Espaços mais amplos e infraestrutura superior: algumas das razões apontadas pelas escolas particulares para justificar os preços mais altos
Famílias com mais de um filho sentem ainda mais os impactos dos custos da educação. A secretária executiva Verônica Pinheiro Teixeira e o analista de sistemas Felipe Veiga Rodrigues têm quatro filhos em idade escolar, todos em colégios pagos e com horário integral. Apesar de os quatro estarem na mesma escola, o casal teve de barganhar desconto. No fim, o abatimento foi pouco significativo. “As escolas poderiam ser mais sensíveis a essa questão, mas não são. Aqui em casa, precisamos estabelecer prioridades por faixa etária. Os mais novos priorizam os esportes e os mais velhos, cursos de línguas, por exemplo”, explica a mãe.
Com os valores cobrados, a família não consegue manter todos os filhos em todas as atividades desejadas. O mais velho, André, faz inglês e aula de vôlei. Bruna matriculou-se na capoeira, Caio, na natação e Felipe, o mais novo, frequenta apenas a escola convencional. “Para manter tudo isso, fazemos um planejamento anual, tudo muito bem definido. Uma viagem de férias, por exemplo, nunca é decidida em cima da hora”, diz Verônica.
Além do colégio e das atividades extras, é preciso somar à conta gastos com moradia, transporte, roupas, alimentação e cultura. Como prioriza a educação, a família opta por passeios gratuitos, com idas ao Centro Cultural Banco do Brasil, e só vai ao cinema durante a semana, quando o ingresso é mais barato. “Abrimos mão de várias coisas para oferecer uma educação melhor a eles. Mais do que preparar para o mercado de trabalho, queremos plantar neles a semente do caráter, de ser uma pessoa de bem”, afirma a mãe.
Os três filhos da advogada Marta Leitão Brandão e do marido, Júlio Cantuária, estudam na mesma instituição particular de ensino. Consomem 40% do orçamento familiar. “As melhores escolas têm professores com dedicação exclusiva e pagam ótimos salários a eles. Não basta olhar a posição de uma escola em rankings. É preciso ficar atento aos valores que são pregados dentro da escola. Não acredito em escola que só visa volume de alunos, com espírito de lucro. Prefiro uma na qual meus filhos sejam chamados pelo nome”, avalia o pai.
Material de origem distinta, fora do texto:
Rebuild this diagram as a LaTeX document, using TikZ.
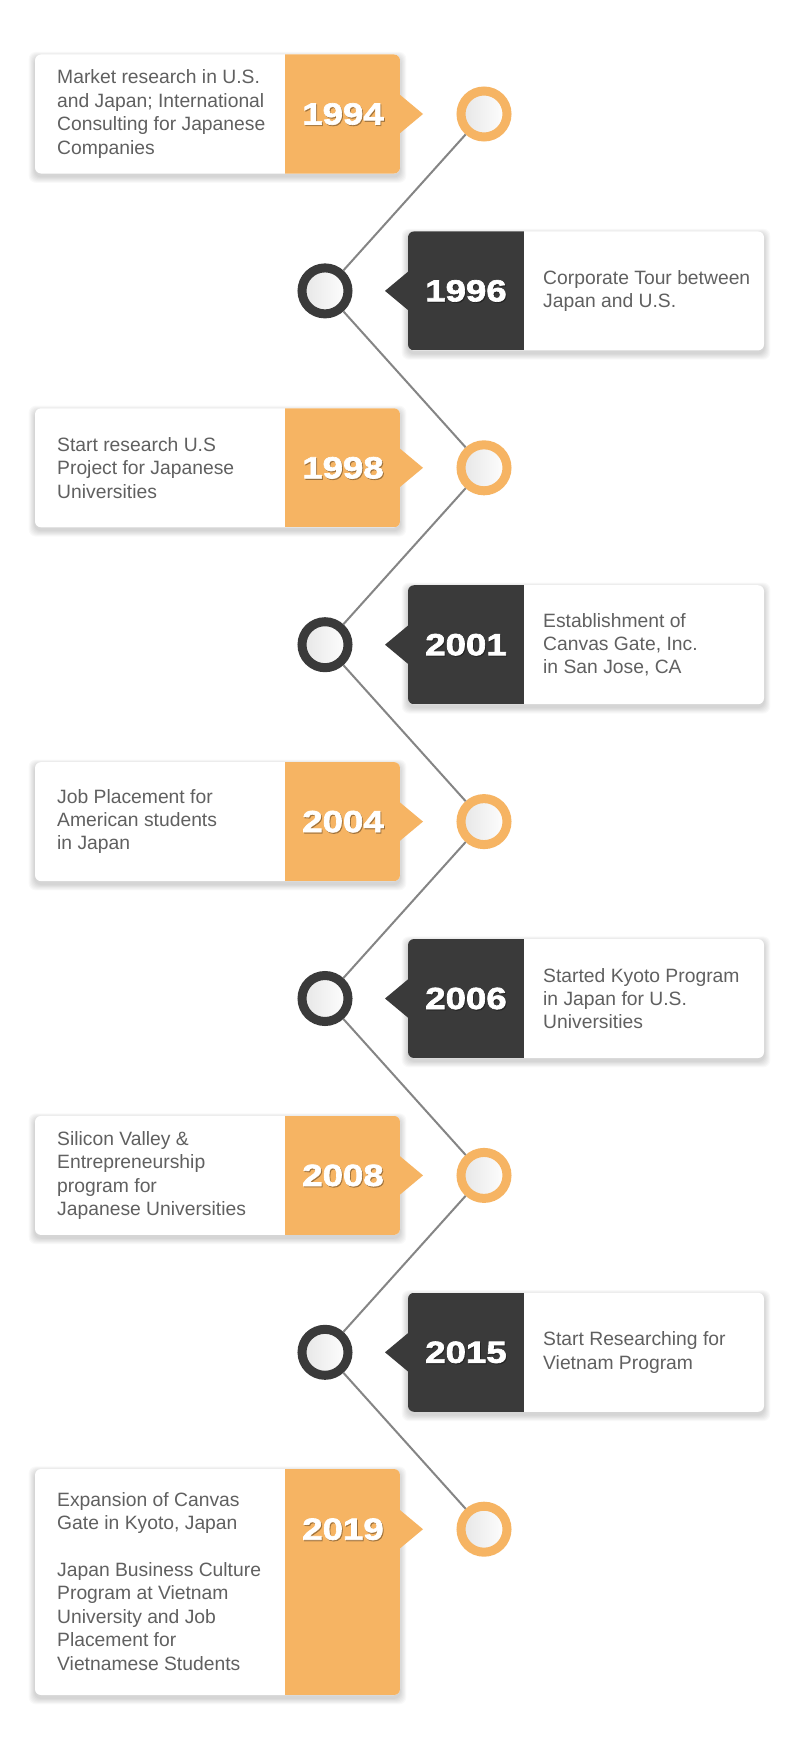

Vinícius, de 15 anos, Enzo, de 8, e Luma, de 10, os filhos do casal, frequentam atividades extraescolares, como aulas de música e esportes. “O Estado não fornece opções com a mesma qualidade, então deixamos de fazer algumas atividades para priorizar a educação. Os preços são arrepiantes. Gostaríamos de pagar o preço justo”, afirma Marta.